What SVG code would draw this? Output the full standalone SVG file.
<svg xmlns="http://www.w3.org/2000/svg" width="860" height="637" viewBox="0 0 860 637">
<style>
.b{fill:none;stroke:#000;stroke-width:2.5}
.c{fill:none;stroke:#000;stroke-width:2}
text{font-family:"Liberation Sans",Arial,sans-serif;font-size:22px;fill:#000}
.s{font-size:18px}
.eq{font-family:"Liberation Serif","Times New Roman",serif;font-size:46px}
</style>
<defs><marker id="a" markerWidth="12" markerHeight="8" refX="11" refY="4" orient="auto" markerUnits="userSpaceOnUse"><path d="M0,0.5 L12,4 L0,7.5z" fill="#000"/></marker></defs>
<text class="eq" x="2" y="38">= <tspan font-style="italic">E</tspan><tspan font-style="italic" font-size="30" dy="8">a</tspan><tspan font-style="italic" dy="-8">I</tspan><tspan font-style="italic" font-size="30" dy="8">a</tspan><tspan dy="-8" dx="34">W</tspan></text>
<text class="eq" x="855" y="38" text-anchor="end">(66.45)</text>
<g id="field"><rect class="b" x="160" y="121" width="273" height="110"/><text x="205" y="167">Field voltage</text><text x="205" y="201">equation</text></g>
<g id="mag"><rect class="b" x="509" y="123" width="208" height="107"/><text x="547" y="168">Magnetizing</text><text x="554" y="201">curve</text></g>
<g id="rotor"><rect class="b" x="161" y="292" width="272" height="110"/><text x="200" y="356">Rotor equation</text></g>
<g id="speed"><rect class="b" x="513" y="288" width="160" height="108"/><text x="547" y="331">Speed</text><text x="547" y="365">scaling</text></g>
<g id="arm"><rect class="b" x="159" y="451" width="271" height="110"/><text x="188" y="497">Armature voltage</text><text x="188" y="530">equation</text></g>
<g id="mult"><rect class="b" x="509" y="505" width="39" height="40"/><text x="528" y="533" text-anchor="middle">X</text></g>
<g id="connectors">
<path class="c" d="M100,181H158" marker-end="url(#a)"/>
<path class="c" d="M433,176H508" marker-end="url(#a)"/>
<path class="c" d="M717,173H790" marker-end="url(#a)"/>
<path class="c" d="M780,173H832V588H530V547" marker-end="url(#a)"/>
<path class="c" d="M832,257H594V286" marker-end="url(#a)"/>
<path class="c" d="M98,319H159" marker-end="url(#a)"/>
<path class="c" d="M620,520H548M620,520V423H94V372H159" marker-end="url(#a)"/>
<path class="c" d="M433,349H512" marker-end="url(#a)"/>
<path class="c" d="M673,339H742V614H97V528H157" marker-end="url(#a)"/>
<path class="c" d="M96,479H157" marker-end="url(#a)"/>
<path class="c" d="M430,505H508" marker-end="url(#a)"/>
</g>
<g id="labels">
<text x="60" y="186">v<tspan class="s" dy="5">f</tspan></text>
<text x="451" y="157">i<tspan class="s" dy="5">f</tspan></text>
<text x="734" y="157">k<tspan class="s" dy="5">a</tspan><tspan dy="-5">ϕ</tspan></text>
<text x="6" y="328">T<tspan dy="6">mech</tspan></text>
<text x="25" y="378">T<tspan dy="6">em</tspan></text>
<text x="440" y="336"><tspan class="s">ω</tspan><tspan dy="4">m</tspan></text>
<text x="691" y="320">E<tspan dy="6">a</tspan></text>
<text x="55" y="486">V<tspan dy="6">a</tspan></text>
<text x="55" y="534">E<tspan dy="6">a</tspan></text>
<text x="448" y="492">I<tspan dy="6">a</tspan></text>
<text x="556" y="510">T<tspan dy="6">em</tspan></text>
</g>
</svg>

● ● ● ● ● ● ●

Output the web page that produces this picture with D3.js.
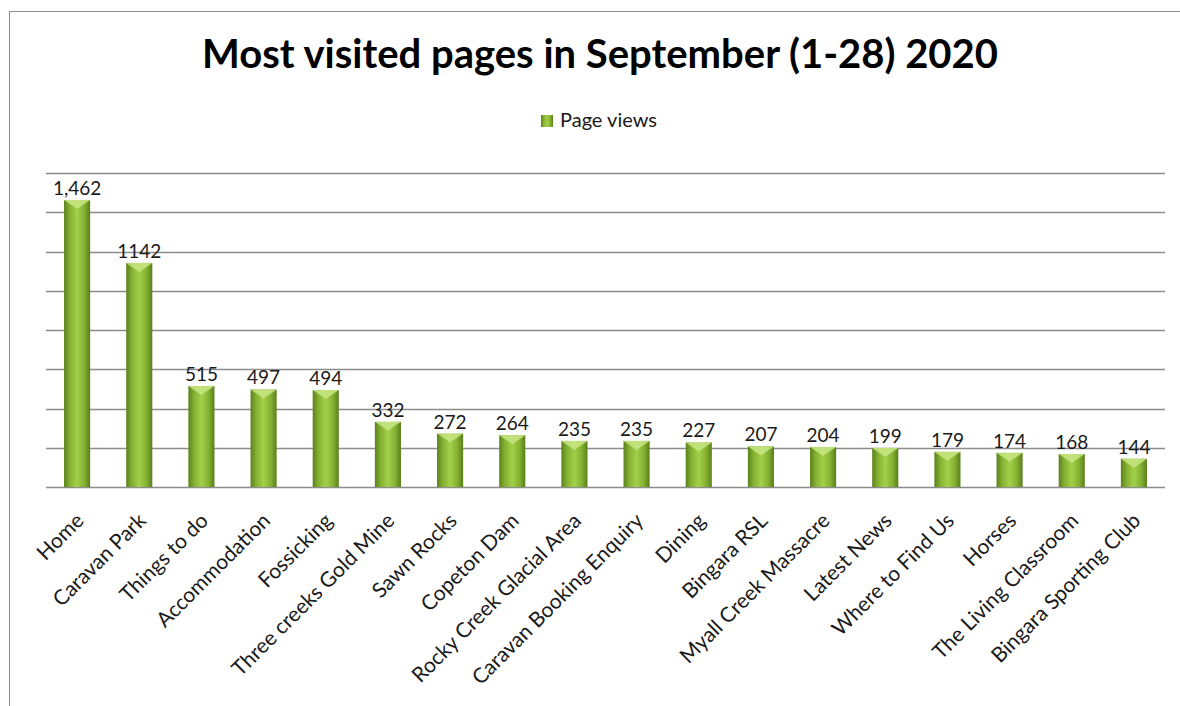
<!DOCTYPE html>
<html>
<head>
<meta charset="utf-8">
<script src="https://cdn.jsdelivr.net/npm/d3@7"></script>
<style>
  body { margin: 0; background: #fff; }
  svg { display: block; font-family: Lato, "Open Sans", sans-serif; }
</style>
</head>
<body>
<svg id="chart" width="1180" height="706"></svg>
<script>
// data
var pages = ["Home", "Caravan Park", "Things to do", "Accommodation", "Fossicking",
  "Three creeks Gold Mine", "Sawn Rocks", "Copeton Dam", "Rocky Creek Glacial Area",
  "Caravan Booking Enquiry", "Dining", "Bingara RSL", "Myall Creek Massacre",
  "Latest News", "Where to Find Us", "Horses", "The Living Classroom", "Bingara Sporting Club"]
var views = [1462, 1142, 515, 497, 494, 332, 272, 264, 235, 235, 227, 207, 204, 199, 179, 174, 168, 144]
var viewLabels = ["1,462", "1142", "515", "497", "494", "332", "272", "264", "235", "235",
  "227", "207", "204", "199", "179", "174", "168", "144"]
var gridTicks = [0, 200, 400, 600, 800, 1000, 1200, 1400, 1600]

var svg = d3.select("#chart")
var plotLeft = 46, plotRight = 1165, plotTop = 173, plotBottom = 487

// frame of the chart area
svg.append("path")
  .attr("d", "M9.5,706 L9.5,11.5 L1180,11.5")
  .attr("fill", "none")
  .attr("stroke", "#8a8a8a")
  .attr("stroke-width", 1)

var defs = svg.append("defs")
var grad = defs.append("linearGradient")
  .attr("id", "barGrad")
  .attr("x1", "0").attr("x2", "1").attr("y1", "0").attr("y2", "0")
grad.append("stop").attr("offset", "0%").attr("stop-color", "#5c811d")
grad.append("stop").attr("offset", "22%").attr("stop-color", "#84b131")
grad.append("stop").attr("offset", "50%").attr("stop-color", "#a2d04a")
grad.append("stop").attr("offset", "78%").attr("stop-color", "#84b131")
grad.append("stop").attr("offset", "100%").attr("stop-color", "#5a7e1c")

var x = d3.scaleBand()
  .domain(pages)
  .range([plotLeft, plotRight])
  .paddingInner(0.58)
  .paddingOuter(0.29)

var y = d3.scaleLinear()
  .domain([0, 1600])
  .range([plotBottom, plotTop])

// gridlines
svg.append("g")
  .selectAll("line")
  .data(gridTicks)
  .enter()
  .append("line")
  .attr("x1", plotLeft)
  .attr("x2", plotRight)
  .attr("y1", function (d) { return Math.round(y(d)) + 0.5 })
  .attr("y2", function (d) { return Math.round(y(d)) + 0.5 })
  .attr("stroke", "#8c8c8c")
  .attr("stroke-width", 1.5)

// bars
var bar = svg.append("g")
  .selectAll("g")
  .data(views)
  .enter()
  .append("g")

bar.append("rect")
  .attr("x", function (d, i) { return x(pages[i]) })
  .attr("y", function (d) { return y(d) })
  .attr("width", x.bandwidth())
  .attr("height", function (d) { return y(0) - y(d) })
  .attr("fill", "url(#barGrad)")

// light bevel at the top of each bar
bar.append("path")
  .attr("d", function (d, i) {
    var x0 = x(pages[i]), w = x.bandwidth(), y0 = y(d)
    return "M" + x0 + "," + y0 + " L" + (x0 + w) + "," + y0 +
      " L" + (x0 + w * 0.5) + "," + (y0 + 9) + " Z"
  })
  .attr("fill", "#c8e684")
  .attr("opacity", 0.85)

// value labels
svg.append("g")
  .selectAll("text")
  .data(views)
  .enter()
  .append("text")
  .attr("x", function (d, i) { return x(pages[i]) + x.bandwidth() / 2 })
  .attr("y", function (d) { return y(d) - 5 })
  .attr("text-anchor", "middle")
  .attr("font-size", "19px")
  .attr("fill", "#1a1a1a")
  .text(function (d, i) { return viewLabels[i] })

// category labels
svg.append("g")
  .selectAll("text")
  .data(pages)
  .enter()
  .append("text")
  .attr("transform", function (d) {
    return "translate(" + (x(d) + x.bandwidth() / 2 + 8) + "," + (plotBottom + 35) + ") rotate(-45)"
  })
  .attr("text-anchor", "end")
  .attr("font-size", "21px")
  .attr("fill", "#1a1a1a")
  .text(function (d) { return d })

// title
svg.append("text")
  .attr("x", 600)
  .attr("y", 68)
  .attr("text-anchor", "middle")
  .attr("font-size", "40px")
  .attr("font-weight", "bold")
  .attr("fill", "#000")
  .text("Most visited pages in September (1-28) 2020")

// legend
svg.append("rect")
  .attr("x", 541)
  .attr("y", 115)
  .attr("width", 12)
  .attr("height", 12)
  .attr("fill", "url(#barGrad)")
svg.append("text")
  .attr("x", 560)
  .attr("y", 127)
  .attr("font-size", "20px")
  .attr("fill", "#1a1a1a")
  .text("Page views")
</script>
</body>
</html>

● ● ● ● ● ● ●

* _YOUR INSTRUCTIONS_
Of all the lines in the material above, how many contain the word "Output"? Give only the count.

* _RESPONSE TO THIS TASK_
2